Calculation of Damages
The Tenth Circuit also addressed the proper calculation of damages owed to Allen due to Romero's fraudulent actions. The court clarified that damages should reflect the additional costs incurred by Allen as a direct result of Romero’s misrepresentations. This included not only the amounts advanced but also additional expenses for completing the project and attorney fees stemming from legal issues related to contract termination. The court concluded that the Bankruptcy Court had appropriately considered these factors in its judgment. However, it found that some claims for consequential damages, such as mental suffering, were not sufficiently substantiated and thus not recoverable. Ultimately, the appellate court modified the Bankruptcy Court's judgment to accurately reflect the allowable damages and interest, affirming that the calculated figures aligned with the evidence presented. This careful consideration of damages illustrated the court's commitment to ensuring just compensation for fraud victims.
Denial of Romero's Motions
The Tenth Circuit analyzed Romero's claims that the District Court had erred in denying his motions related to the appeal process.

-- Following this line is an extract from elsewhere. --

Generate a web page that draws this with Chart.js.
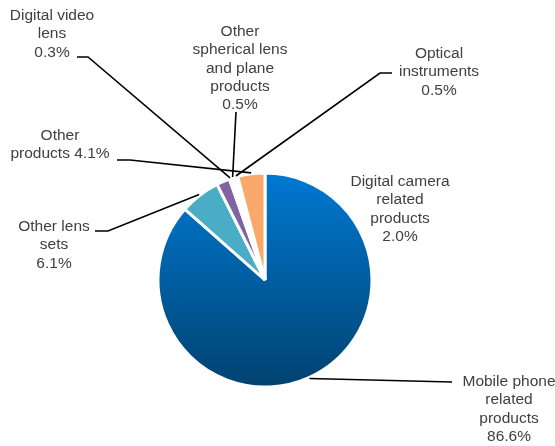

Romero sought various forms of relief, including a hearing on the merits and a temporary suspension of deadlines. The appellate court reviewed each of these claims and found them to be without merit. It concluded that the District Court had acted within its discretion in managing the case and denying Romero's requests, as the motions did not present substantial grounds for altering the proceedings. Furthermore, the appellate court emphasized the importance of adhering to procedural rules and maintaining order in the judicial process. As a result, the court upheld the District Court's dismissal of Romero's appeal with prejudice, reinforcing the notion that procedural compliance is critical in bankruptcy litigation.